L’arrivée des premiers chars américains en Allemagne le 7 mars 1945, après la célèbre prise du pont de Remagen, ne répondait pas aux mêmes objectifs que leur persistance en Allemagne de l’Ouest d’abord, puis en Allemagne tout court après 1991. Il s’agissait alors de défaire l’armée allemande sur son terrain, en s’affranchissant d’un des obstacles naturels les plus dimensionnants d’Europe occidentale : le Rhin. Après la victoire et la reconstruction d’une Allemagne en ruine, un nouvel ennemi est apparu. Patton prédisait dès 1945 qu’il fallait « poursuivre jusqu’à Moscou ». N’ayant pas été écouté, la suite de l’histoire fut un statu quo de près cinquante ans, qui ont vu se défier du regard, presque face-à-face, les plus imposantes forces mécanisées de l’histoire. Cette « guerre de cinquante ans », selon l’expression de l’historien Georges-Henri Soutou, a connu quelques moments plus chauds, mais jamais sans que l’une des parties ne décide finalement de reculer au dernier moment, généralement par peur d’une conflagration nucléaire globale. La guerre nucléaire est le seul jeu où pour gagner, il ne faut pas jouer (1).

Au plus fort de la présence américaine, selon le 21ème Commandement Logistique de Théâtre, plus de 6000 chars américains étaient présents sur le sol européen. Ajoutés aux quelques milliers de chars européens, cela représentait un peu moins de 20 000 chars occidentaux prêts à répondre immédiatement aux déferlantes de chars soviétiques et affiliés, le temps que les Etats-Unis amènent en Europe le reste de ses divisions blindées. La mission première de l’Europe était de tenir en attendant que ces renforts arrivent, mais il n’est pas dit qu’elle aurait pu attendre longtemps. En 1987, peu de temps avant l’effondrement de l’URSS, le Pacte de Varsovie alignait plus 52 000 chars, près de 60 000 véhicules de combat d’infanterie et environ 30 000 pièces d’artillerie de calibre supérieur à 100 mm.
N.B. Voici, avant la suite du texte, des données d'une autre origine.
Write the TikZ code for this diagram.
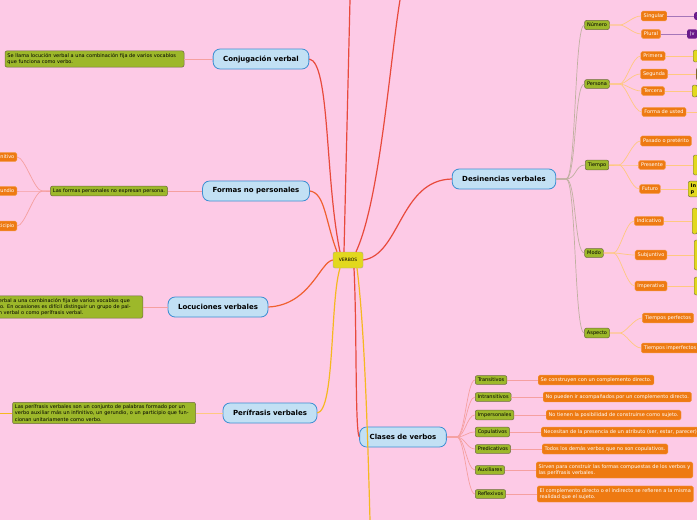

Ces matériels étainet répartis en 52 divisions blindées et 150 divisions d’infanterie mécanisée (auxquelles s’ajoutaient 7 divisions aéroportées et toutes les divisions spécialisées) pour les seules forces terrestres. Certes, seul un tiers de ces matériels était alors considéré comme moderne, le reste remontant majoritairement aux années 1950 et 1960, voire à la seconde guerre mondiale. Mais le rapport de force n’était pas à ce moment là en faveur de l’Europe, qui n’alignait au mieux qu’une grosse centaine de divisions. A l’exception des hélicoptères d’assaut, le Pacte de Varsovie dominait quantitativement l’OTAN dans tous les domaines, avec des rapports allant de un à deux jusqu'à un à trois. L’affrontement tant redouté n’aura pas lieu, mais la question de ces arsenaux considérables, désormais inutiles, est une autre problématique du monde post-guerre froide. Et si à l’époque, l’URSS n’avait pas les moyens de ses ambitions, rien ne dit qu’il en sera de même pour la Russie du 21ème siècle.

Le dernier char chargé à bord du cargo portait le nom de Casa Loca, « maison de fou » en espagnol. Peut-être un ultime pied-de-nez à cette terre européenne qui a vu se déchainer les forces les plus destructrices de la planète, avant de connaitre la plus longue période de paix de l’histoire entre les vieilles nations du vieux continent. Ou alors peut-être est-ce une allusion involontaire à une actualité militaire plus récente, à ce désarmement européen généralisé dans un monde qui réarme massivement. Les certitudes de paix des Etats européens ne sont pas partagées avec le même optimisme par le reste du monde. Il appartiendra aux générations futures de juger si cela relevait d’un « angélisme aveugle et coupable ».
 
(1) Conclusion du film WarGames, réalisé par John Badham en 1983, traitant de manière explicite des problématiques de piratage informatique sur l’outil de défense américain.